● **Written task**: Provide again, from the entries below, every line from the one containing "Write a Python" through the one containing "import numpy as np", exactly as written, and no other line.

● **Material to process**:
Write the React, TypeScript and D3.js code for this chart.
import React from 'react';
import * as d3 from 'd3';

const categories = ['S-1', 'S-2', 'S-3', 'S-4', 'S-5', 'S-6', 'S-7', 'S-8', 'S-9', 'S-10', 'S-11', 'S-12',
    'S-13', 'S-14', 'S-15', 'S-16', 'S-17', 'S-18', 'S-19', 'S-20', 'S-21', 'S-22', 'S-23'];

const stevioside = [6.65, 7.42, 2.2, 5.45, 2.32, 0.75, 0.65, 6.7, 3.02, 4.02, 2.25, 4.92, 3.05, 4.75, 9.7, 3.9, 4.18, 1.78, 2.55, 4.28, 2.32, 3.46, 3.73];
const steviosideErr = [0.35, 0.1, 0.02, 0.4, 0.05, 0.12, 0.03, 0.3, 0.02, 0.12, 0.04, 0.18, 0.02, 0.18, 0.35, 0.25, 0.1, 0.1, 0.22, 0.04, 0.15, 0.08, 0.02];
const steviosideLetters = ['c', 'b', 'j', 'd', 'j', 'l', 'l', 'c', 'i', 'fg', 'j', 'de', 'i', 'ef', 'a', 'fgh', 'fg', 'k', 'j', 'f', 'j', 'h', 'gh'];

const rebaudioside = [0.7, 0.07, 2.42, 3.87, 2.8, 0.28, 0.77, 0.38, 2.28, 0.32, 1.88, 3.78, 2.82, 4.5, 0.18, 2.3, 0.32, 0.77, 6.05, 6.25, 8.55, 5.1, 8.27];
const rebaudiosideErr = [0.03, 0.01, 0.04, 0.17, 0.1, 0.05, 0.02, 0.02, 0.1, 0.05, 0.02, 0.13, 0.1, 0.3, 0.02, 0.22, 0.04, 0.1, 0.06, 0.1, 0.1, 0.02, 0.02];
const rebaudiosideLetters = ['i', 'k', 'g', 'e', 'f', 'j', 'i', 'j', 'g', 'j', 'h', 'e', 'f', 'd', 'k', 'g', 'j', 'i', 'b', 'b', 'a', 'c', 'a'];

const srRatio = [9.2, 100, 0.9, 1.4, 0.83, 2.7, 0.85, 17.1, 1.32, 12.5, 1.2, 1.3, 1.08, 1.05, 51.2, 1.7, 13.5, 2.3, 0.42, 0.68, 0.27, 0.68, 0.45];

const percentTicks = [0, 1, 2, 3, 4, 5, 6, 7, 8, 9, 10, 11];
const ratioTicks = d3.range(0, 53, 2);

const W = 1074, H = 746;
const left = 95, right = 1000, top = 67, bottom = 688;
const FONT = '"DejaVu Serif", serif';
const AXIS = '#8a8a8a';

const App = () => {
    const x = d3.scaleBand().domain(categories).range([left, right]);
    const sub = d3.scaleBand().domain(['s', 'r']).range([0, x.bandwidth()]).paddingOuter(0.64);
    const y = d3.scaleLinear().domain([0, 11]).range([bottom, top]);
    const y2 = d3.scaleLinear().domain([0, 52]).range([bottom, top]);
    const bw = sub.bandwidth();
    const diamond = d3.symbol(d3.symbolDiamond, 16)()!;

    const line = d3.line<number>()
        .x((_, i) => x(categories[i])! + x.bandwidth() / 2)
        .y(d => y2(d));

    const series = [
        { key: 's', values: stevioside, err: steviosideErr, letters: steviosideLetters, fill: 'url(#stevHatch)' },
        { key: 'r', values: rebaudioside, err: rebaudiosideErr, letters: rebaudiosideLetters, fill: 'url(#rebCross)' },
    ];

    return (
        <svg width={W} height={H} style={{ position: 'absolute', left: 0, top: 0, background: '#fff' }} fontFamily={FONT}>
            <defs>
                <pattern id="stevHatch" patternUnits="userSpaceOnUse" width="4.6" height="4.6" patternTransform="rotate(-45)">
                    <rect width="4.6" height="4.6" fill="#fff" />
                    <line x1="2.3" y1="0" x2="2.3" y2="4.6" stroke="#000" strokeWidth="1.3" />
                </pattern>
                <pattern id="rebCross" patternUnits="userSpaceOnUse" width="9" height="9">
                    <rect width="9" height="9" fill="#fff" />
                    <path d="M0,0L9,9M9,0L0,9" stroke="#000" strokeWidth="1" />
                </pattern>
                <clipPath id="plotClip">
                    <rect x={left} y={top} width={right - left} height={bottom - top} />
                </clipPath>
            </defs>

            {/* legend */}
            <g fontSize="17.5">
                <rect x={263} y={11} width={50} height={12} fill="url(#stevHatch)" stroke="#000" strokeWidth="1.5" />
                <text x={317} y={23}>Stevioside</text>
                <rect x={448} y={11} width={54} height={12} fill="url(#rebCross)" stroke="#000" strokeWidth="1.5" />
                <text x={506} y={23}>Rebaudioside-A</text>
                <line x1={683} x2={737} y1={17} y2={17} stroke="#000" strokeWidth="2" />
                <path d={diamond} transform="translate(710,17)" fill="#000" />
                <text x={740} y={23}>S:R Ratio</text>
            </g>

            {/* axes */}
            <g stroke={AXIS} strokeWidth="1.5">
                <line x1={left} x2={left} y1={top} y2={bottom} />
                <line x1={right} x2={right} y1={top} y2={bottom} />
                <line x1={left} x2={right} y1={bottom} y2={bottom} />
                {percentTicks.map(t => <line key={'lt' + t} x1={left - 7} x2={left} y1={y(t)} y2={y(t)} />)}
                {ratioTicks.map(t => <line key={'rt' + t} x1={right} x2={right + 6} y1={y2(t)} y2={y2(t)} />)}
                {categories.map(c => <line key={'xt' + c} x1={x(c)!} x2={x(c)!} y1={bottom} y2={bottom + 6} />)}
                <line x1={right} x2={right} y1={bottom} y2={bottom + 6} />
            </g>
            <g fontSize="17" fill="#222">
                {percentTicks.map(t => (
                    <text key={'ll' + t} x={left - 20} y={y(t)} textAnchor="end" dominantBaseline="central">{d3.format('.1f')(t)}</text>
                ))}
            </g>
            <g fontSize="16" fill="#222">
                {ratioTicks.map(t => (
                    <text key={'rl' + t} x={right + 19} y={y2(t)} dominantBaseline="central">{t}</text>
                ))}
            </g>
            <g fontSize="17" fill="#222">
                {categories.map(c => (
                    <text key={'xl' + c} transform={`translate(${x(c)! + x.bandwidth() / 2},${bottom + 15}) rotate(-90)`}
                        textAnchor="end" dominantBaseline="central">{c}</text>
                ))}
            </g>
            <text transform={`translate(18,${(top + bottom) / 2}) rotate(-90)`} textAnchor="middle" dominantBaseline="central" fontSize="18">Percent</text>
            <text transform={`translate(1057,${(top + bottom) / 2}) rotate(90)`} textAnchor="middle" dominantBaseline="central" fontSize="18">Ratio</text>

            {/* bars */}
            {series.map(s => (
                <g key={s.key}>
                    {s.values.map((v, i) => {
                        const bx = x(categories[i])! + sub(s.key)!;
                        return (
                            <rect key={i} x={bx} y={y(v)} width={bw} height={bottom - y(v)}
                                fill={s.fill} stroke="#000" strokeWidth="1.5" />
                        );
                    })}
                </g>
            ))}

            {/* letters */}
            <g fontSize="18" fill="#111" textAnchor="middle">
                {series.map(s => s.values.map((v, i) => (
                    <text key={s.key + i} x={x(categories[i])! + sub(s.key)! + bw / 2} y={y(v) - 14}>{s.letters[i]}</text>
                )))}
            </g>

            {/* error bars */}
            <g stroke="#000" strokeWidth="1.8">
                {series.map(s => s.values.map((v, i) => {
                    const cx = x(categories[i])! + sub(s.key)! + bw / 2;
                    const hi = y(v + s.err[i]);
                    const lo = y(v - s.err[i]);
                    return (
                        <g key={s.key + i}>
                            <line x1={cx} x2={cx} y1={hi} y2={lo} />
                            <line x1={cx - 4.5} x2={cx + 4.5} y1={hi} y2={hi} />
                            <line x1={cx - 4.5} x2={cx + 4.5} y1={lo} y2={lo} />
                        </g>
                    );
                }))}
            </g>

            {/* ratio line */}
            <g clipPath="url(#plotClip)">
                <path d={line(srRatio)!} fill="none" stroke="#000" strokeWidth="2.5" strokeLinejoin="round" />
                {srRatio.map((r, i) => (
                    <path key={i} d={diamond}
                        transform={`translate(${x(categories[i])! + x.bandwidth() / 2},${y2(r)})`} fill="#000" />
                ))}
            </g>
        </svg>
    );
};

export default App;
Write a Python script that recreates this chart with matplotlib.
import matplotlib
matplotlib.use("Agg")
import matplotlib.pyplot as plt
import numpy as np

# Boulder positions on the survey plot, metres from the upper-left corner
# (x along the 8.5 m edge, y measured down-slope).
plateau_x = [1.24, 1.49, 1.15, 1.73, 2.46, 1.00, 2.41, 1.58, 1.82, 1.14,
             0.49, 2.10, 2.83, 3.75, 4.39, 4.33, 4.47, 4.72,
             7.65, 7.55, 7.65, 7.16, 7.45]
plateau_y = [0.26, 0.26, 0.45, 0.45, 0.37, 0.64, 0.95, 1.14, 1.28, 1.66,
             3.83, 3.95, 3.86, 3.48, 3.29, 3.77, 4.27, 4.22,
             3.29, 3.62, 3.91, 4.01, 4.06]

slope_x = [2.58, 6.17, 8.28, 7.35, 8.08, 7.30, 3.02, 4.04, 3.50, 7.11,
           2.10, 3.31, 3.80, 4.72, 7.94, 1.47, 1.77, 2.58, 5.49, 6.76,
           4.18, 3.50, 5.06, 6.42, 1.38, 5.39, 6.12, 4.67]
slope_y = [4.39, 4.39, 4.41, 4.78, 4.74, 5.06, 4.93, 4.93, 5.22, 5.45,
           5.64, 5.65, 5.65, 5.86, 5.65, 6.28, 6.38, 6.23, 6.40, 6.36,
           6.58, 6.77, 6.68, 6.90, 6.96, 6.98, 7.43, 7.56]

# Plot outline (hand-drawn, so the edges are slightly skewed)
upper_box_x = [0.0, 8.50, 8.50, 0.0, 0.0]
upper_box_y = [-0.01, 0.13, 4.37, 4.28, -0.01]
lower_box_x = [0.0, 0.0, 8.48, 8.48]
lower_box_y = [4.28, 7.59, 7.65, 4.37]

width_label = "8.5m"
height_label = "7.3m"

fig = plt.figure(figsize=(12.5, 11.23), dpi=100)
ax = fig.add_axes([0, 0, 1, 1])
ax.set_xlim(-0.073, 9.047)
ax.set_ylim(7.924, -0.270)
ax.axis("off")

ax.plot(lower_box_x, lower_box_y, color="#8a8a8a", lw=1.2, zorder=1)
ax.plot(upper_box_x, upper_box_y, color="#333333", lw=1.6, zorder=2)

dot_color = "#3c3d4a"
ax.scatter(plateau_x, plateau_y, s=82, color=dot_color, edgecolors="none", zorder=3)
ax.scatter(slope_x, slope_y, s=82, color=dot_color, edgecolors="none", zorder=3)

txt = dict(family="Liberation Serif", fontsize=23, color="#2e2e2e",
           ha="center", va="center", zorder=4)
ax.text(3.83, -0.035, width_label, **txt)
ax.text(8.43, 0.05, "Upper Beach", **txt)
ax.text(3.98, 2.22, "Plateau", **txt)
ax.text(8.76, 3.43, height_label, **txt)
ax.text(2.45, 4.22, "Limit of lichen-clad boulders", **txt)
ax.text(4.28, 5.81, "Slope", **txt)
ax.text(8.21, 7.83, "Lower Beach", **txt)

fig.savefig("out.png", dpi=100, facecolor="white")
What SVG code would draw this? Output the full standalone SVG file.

● **Response for this exercise**:
Write a Python script that recreates this chart with matplotlib.
import matplotlib
matplotlib.use("Agg")
import matplotlib.pyplot as plt
import numpy as np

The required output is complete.